The decision sheds further light on the Board's recent viewpoint regarding the assessment of non-compete/non-solicit obligations in mergers (i.e., as to whether they would qualify as ancillary restraints in certain conditions) and allows transaction parties to reconsider whether they would prefer to discuss such restrictions in the merger control filing explicitly. The Board's decision might mark the beginning of an era in which ancillary restraints are scrutinized more rigorously and the Board adopts stricter criteria for non-compete/non-solicit obligations to qualify as ancillary restraints. If that would be the case, the transaction parties might prefer not to open these restrictions into the discussion with the case handlers of the Authority by elaborately explaining them in the merger control filing. Instead, if the transaction parties suspect that the Board might find the restrictions unreasonable and excessive for the purposes of the transaction, they might prefer to amend the relevant clauses in the transaction agreements that stipulate such restrictions prior to the notification to make sure that they would qualify as ancillary restraints in line with the Guidelines and the Board's decisional practice.

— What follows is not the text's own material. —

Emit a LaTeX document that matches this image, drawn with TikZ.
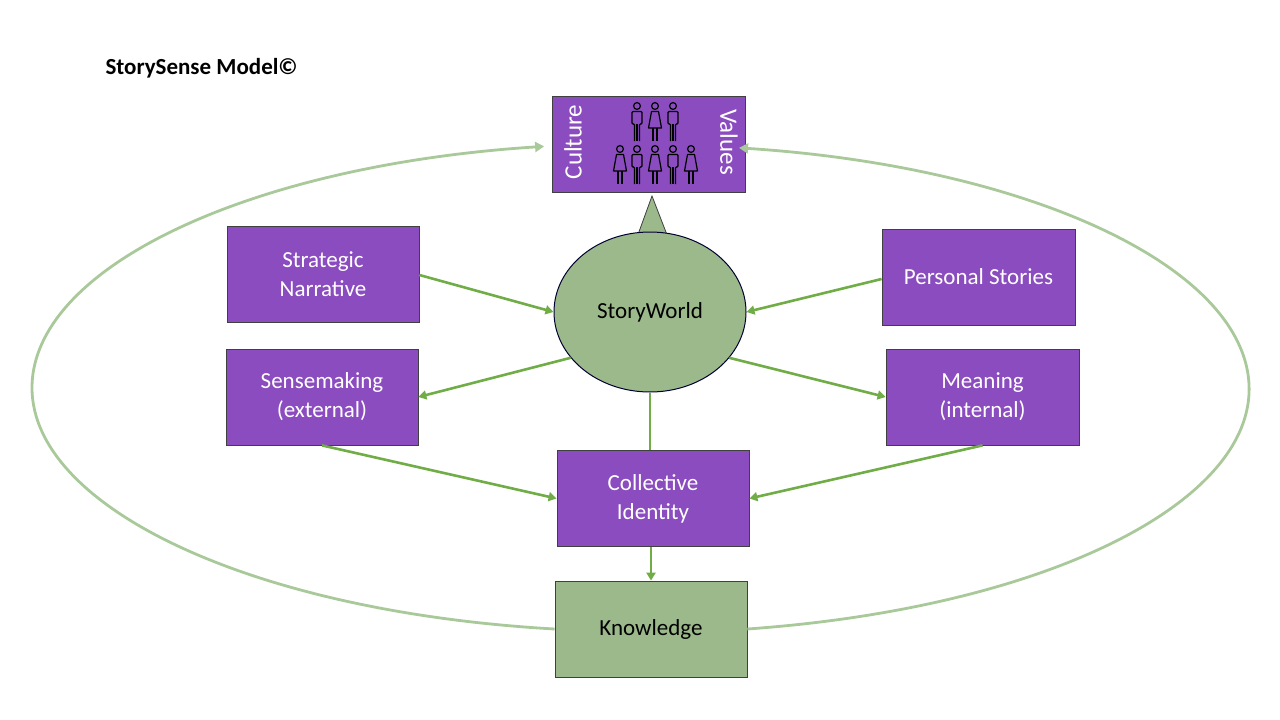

1. The Board's Vinmar/Arısan decision, dated 24.02.2022 and numbered 22-10/155-63
2. The Board's Ren/Bimed decision dated 16.12.2021 and numbered 21-61/868-BD, LeasePlan/LPD decision dated 03.12.2014 and numbered 14-47/862-392, UZC/Park Holding decision dated 26.03.2014 and numbered 14-12/221-97, TPack-South East decision dated 23.12.2010 and numbered 10-80/1685-639, Stryker-Boston Scientific decision dated 2.12.2010 and numbered 10-75/1530-586, Corio Yatırım decision dated 25.12.2008 and numbered 08-75/1188-457.
3. The Board's Jantsa/MW decision dated 21.12.2011 and numbered 11-62/1632-569.
4. The Board's UZC/Park Holding decision dated 26.03.2014 and numbered 14-12/221-97.
5. The Board's QTerminals/Port Akdeniz decision dated 26.11.2020 and numbered 20-51/708-316.
6. The Board's UZC/Park Holding decision dated 26.03.2014 and numbered 14-12/221-97.